A former Recycling Lives waste handling and recycling site in Leyland, Lancashire, has been transformed into a new training academy using desk-based tuition, remote learning, hands-on demonstrations and virtual reality to induct new employees, upskill and develop existing staff and support offender rehabilitation.
The Recycling Lives Terry Jackson Academy – named after one of the business founders – officially opens in March and is the first Academy of its kind set up and run by a recycling company.
Staff training will include management development, induction, specific vocational and life-skill based courses, and sustainability modules designed to empower attendees to address climate change both in the workplace and at home. Internal core programmes will offer development opportunities for senior leadership and managers, employees and ‘Rising Stars’ identified as potential future leaders.
It will also induct and upskill ex-offenders working with the business as part of the long-standing engagement with the justice system that is central to the company’s commitment to delivering social value, alongside its work with the Recycling Lives Charity.
The new centre incorporates facilities for training employees in the use of cranes, weighbridges and other equipment located at the site.
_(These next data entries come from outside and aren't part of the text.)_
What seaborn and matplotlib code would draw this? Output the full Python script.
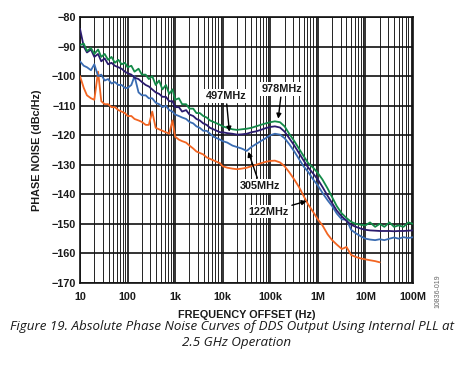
import numpy as np
import pandas as pd
import matplotlib
matplotlib.use("Agg")
import matplotlib.pyplot as plt
import matplotlib.ticker as mticker
import seaborn as sns

# ---------------- data ----------------
freq_hz = [10, 12, 14, 17, 20, 24, 28, 33, 39, 46, 54, 64, 75, 88,
           100, 120, 140, 170, 200, 240, 280, 330, 390, 460, 540, 640, 750, 880,
           1e3, 1.2e3, 1.4e3, 1.7e3, 2e3, 2.4e3, 2.8e3, 3.3e3, 3.9e3, 4.6e3, 5.4e3, 6.4e3, 7.5e3, 8.8e3,
           1e4, 1.25e4, 1.6e4, 2e4, 2.5e4, 3.2e4, 4e4, 5e4, 6.3e4, 8e4,
           1e5, 1.25e5, 1.6e5, 2e5, 2.5e5, 3.2e5, 4e5, 5e5, 6.3e5, 8e5,
           1e6, 1.25e6, 1.6e6, 2e6, 2.5e6, 3.2e6, 4e6, 5e6, 6.3e6, 8e6,
           1e7, 1.25e7, 1.6e7, 2e7, 2.5e7, 3.2e7, 4e7, 5e7, 6.3e7, 8e7, 1e8]

pn_978 = [-89.5, -89, -91.5, -90.5, -92.5, -91, -93.5, -92.5, -94.5, -93.5, -95.5, -94.5, -96, -95.5,
          -97, -96.5, -98.5, -97.5, -99.5, -99.5, -101, -100, -103, -101.5, -104.5, -103, -106, -104.5,
          -108, -107.5, -109.5, -109.5, -111, -111, -112.5, -112.5, -113.5, -114, -115, -115.5, -116, -116.5,
          -117, -117.5, -118, -118.2, -118, -117.8, -117.5, -117, -116.5, -116,
          -115.6, -115.3, -115.6, -117, -119.5, -122, -124.5, -127, -129.5, -131,
          -132.8, -135, -138, -141, -144, -146.5, -148, -149.3, -150, -150.3,
          -150.5, -149.5, -151, -150, -151, -149.5, -151, -150.5, -151, -149.5, -150]

pn_497 = [-84, -90, -92, -91, -93.5, -92.5, -95, -94, -96, -95.5, -96.5, -97, -97.5, -98.5,
          -99, -99.5, -100.5, -101, -102, -103, -103.5, -104.5, -105.5, -106, -107, -107, -108.5, -108.5,
          -110.5, -110.5, -112, -111.5, -113, -113.5, -114.5, -115, -116, -116.5, -117.5, -118, -118.5, -119,
          -119, -119.3, -119.5, -119.8, -119.7, -119.5, -119, -118.7, -118.2, -117.6,
          -117.2, -117, -117.4, -118.8, -121, -123.5, -126, -128.5, -131, -133,
          -135, -137.5, -140.5, -143, -145.5, -147.5, -149, -150.3, -151, -151.6,
          -152, -152.2, -152.3, -152.4, -152.4, -152.4, -152.5, -152.4, -152.4, -152.3, -152.2]

pn_305 = [-95, -96.5, -97, -98, -96, -100, -99.5, -101.5, -101, -102.5, -102, -103, -103, -104,
          -104, -103, -100, -105.5, -106.5, -106.5, -107.5, -107.5, -109, -109.5, -110.5, -110, -111.5, -112,
          -113, -113.5, -114, -114.5, -115.5, -116, -117, -117.5, -118.5, -118.5, -119.5, -120.5, -121, -121.5,
          -122, -122.5, -123.5, -124, -124.5, -125.3, -124, -123, -122, -121,
          -120, -119.5, -119.8, -121, -123, -125.5, -128, -130.5, -132.5, -135,
          -137, -139.5, -142, -144, -146.5, -148.5, -148.5, -152, -153.2, -154.2,
          -155, -155.3, -155.5, -155.2, -155.5, -155, -154.6, -155, -154.5, -154.8, -154.5]

pn_122 = [-100, -104, -106.5, -107.5, -108, -98.5, -108.5, -109.5, -109.5, -110.5, -110.5, -111.5, -112, -112.5,
          -113.5, -113.5, -114.5, -115, -115.5, -116.5, -116.5, -112, -117.5, -118, -118.5, -119, -119.5, -115,
          -120.5, -121.5, -122, -122.5, -123.5, -124.5, -125.5, -126, -126.5, -127.5, -128, -128.5, -129, -129.5,
          -130.5, -131, -131.3, -131.5, -131.3, -131, -130.5, -130, -129.5, -129,
          -128.7, -128.6, -129.2, -130.5, -132.5, -135, -137.5, -140.5, -143.5, -146,
          -148.5, -150.5, -153.5, -155.5, -157, -158.5, -157.8, -160.5, -161.2, -161.7,
          -162, -162.3, -162.6, -163, np.nan, np.nan, np.nan, np.nan, np.nan, np.nan, np.nan]

series_names = ["122MHz", "305MHz", "497MHz", "978MHz"]
series_values = [pn_122, pn_305, pn_497, pn_978]
series_colors = ["#f26522", "#3a6cb2", "#2b1b6e", "#138a48"]

x_tick_values = [10, 100, 1e3, 1e4, 1e5, 1e6, 1e7, 1e8]
x_tick_labels = ["10", "100", "1k", "10k", "100k", "1M", "10M", "100M"]
y_tick_values = [-170, -160, -150, -140, -130, -120, -110, -100, -90, -80]
y_tick_labels = ["\u2212170", "\u2212160", "\u2212150", "\u2212140", "\u2212130",
                 "\u2212120", "\u2212110", "\u2212100", "\u221290", "\u221280"]

# ---------------- figure ----------------
rows = []
for name, vals in zip(series_names, series_values):
    for f, v in zip(freq_hz, vals):
        rows.append((f, v, name))
df = pd.DataFrame(rows, columns=["freq", "pn", "series"]).dropna()

sns.set_style("white")
plt.rcParams["font.family"] = ["Liberation Sans", "DejaVu Sans"]

W, H = 474, 366
fig = plt.figure(figsize=(W / 100, H / 100), dpi=100)
ax = fig.add_axes([80 / W, 1 - 283 / H, 333 / W, 266 / H])
ax.set_xscale("log")

sns.lineplot(data=df, x="freq", y="pn", hue="series", hue_order=series_names,
             palette=dict(zip(series_names, series_colors)), estimator=None,
             linewidth=1.3, legend=False, ax=ax, zorder=3)

ax.set_xlim(10, 1e8)
ax.set_ylim(-170, -80)
ax.xaxis.set_major_locator(mticker.FixedLocator(x_tick_values))
ax.xaxis.set_major_formatter(mticker.FixedFormatter(x_tick_labels))
ax.xaxis.set_minor_locator(mticker.LogLocator(base=10, subs=np.arange(2, 10)))
ax.xaxis.set_minor_formatter(mticker.NullFormatter())
ax.yaxis.set_major_locator(mticker.FixedLocator(y_tick_values))
ax.yaxis.set_major_formatter(mticker.FixedFormatter(y_tick_labels))

ax.grid(which="major", axis="both", color="#111111", linewidth=1.2, zorder=0)
ax.grid(which="minor", axis="x", color="#222222", linewidth=0.7, zorder=0)
ax.set_axisbelow(True)
for s in ax.spines.values():
    s.set_color("#111111")
    s.set_linewidth(1.2)

FS = 7.8
ax.tick_params(which="both", length=0)
ax.tick_params(axis="x", pad=6.5, labelsize=FS)
ax.tick_params(axis="y", pad=3, labelsize=FS)
for lab in ax.get_xticklabels() + ax.get_yticklabels():
    lab.set_fontweight("bold")
    lab.set_color("#1a1a1a")

ax.set_xlabel("FREQUENCY OFFSET (Hz)", fontsize=FS, fontweight="bold", color="#1a1a1a")
ax.set_ylabel("PHASE NOISE (dBc/Hz)", fontsize=FS, fontweight="bold", color="#1a1a1a")
ax.xaxis.set_label_coords(0.5, -0.1)
ax.yaxis.set_label_coords(-0.115, 0.5)

# annotations
bbox = dict(boxstyle="square,pad=0.15", fc="white", ec="none")
arrow = dict(arrowstyle="-|>", color="black", lw=1.0, mutation_scale=7, shrinkA=1, shrinkB=0)
ann = [("497MHz", (1.38e4, -118.8), (1.17e4, -106.7)),
       ("978MHz", (1.47e5, -114.4), (1.74e5, -104.4)),
       ("305MHz", (3.45e4, -125.6), (6.1e4, -137.2)),
       ("122MHz", (5.8e5, -142.3), (9.3e4, -145.9))]
for text, tip, pos in ann:
    ax.annotate(text, xy=tip, xytext=pos, ha="center", va="center",
                fontsize=FS, fontweight="bold", color="#1a1a1a",
                bbox=bbox, arrowprops=arrow, zorder=5)

fig.text(438 / W, 1 - 291 / H, "10836-019", rotation=90, ha="center", va="center",
         fontsize=5, color="#666666")

cap_kw = dict(ha="center", va="baseline", style="italic", color="#1a1a1a",
              family=["Open Sans", "DejaVu Sans"])
t1 = fig.text(232 / W, 1 - 330 / H,
              "Figure 19. Absolute Phase Noise Curves of DDS Output Using Internal PLL at",
              fontsize=10, **cap_kw)
fig.canvas.draw()
w = t1.get_window_extent().width
t1.set_fontsize(10 * 446 / w)
fs = t1.get_fontsize()
fig.text(237 / W, 1 - 346 / H, "2.5 GHz Operation", fontsize=fs, **cap_kw)

fig.savefig("out.png", dpi=100)
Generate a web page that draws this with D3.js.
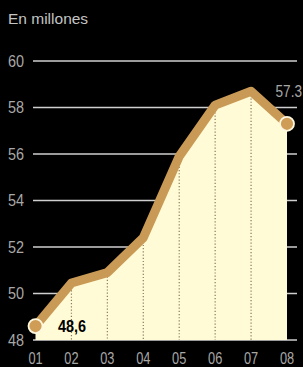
<!DOCTYPE html>
<html><head><meta charset="utf-8">
<script src="https://cdn.jsdelivr.net/npm/d3@7"></script>
<style>html,body{margin:0;padding:0;background:#000;}svg{display:block;}</style>
</head><body>
<script>
const years = ["01","02","03","04","05","06","07","08"];
const values = [48.6, 50.45, 50.9, 52.4, 55.9, 58.1, 58.7, 57.3];
const yTicks = [48, 50, 52, 54, 56, 58, 60];
const title = "En millones";
const firstLabel = "48,6";
const lastLabel = "57.3";

const W = 303, H = 367;
const svg = d3.select("body").append("svg").attr("width", W).attr("height", H);
svg.append("rect").attr("width", W).attr("height", H).attr("fill", "#000");

const x = d3.scalePoint().domain(years).range([35.5, 287]);
const y = d3.scaleLinear().domain([48, 60]).range([340, 61]);
const font = "'Liberation Sans',Arial,sans-serif";

svg.append("text").attr("x", 8).attr("y", 24).text(title)
  .attr("fill", "#c4c4c4").attr("font-family", font).attr("font-size", 15.5);

// gridlines
svg.append("g").selectAll("line").data(yTicks).join("line")
  .attr("x1", 33).attr("x2", 297)
  .attr("y1", d => y(d)).attr("y2", d => y(d))
  .attr("stroke", "#cfcfcf").attr("stroke-width", 1.5);

// y labels
svg.append("g").selectAll("text").data(yTicks).join("text")
  .attr("transform", d => `translate(8,${y(d)}) scale(0.9,1)`).attr("dy", "0.36em")
  .text(d => d).attr("fill", "#a8a8a8").attr("font-family", font).attr("font-size", 16);

// area fill
const area = d3.area().x((d, i) => x(years[i])).y0(y(48)).y1(d => y(d));
svg.append("path").datum(values).attr("d", area).attr("fill", "#fffbd6");

// dotted verticals
svg.append("g").selectAll("line").data(values.slice(1, -1)).join("line")
  .attr("x1", (d, i) => x(years[i + 1])).attr("x2", (d, i) => x(years[i + 1]))
  .attr("y1", d => y(d) + 4).attr("y2", y(48))
  .attr("stroke", "#8a7a60").attr("stroke-width", 1.2).attr("stroke-dasharray", "1.2,2");

// line
const line = d3.line().x((d, i) => x(years[i])).y(d => y(d));
svg.append("path").datum(values).attr("d", line)
  .attr("fill", "none").attr("stroke", "#c99a55").attr("stroke-width", 9)
  .attr("stroke-linejoin", "round").attr("stroke-linecap", "round");

// end circles
const ends = [0, values.length - 1];
svg.append("g").selectAll("circle").data(ends).join("circle")
  .attr("cx", i => x(years[i])).attr("cy", i => y(values[i]))
  .attr("r", 7).attr("fill", "#cf9d55").attr("stroke", "#fff8e0").attr("stroke-width", 1.8);

// value labels
svg.append("text").attr("transform", `translate(58,${y(values[0]) + 6}) scale(0.85,1)`).text(firstLabel)
  .attr("fill", "#000").attr("font-weight", "bold").attr("font-family", font).attr("font-size", 17);
svg.append("text").attr("transform", "translate(302,97) scale(0.85,1)").attr("text-anchor", "end").text(lastLabel)
  .attr("fill", "#a8a8a8").attr("font-family", font).attr("font-size", 16);

// x labels
svg.append("g").selectAll("text").data(years).join("text")
  .attr("transform", d => `translate(${x(d)},364) scale(0.8,1)`).attr("text-anchor", "middle")
  .text(d => d).attr("fill", "#a8a8a8").attr("font-family", font).attr("font-size", 16);
</script>
</body></html>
Specialised equipment is employed to demonstrate the innovative depollution process for end-of-life petrol, diesel and electric vehicles.
Virtual reality and AV resources are used to show the various processes and operations employed by the company. The training centre incorporates facilities for remote online training of staff at Recycling Lives’ 18 facilities across the UK. It will also be used by internal candidates accepted onto the metal recycling apprenticeship for the ‘off job’ development part of the qualification.
The transformation of the former Golden Hill recycling site on Braconash Road has included remodelling the interiors of the existing warehouse, storage, and office facilities for the site’s new role. Golden Hill was the original location of Recycling Lives, and the new training academy is named after Terry Jackson who owned the site and developed the business.
Inductions of staff and training and development activities begin in March, and activities will expand to offer opportunities to local communities, and collaboration with schools and colleges.
Recycling Lives’ Head of Human Resources Angeline Betts-Derbyshire says that the availability of dedicated facilities in Leyland takes training and professional development within the company to a new level. She explains:
“Expansion of the company has highlighted the need for comprehensive uplift of training, offering the opportunity to develop our existing staff and enable them to progress their careers within the business. It will also assist the work we undertake through our Academy workshops within prisons and ROTL (Release on Temporary Licence) employment schemes, providing dedicated facilities for induction and training.
The new centre enables us to take training out of the active operational sites where appropriate, and blend classroom-based activity with more practical hands-on experience. Our new online capability provides facilities for delivering high-quality induction and training for members of our 500-strong workforce wherever they are located in the UK.”
Recycling Lives’ CEO Gerry Marshall commented:
“As the business continues to grow with new investment in resources, it is more important than ever that we also invest in the people we employ and those who are joining our company, to create a skilled and sustainable workforce that can share our success.
We are passionate about helping to raise the skill levels across schools and colleges, and within the justice system & disadvantaged groups to help them find meaningful sustainable employment, which in turn provides positive social-economic impact.
This is about Recycling Lives’ commitment to the future of its people and the planet. It is about growing our people and talent within the industry not just for today, but for the future, and encouraging recruitment into our recycling sector to demonstrate that it is a viable and aspirational career.”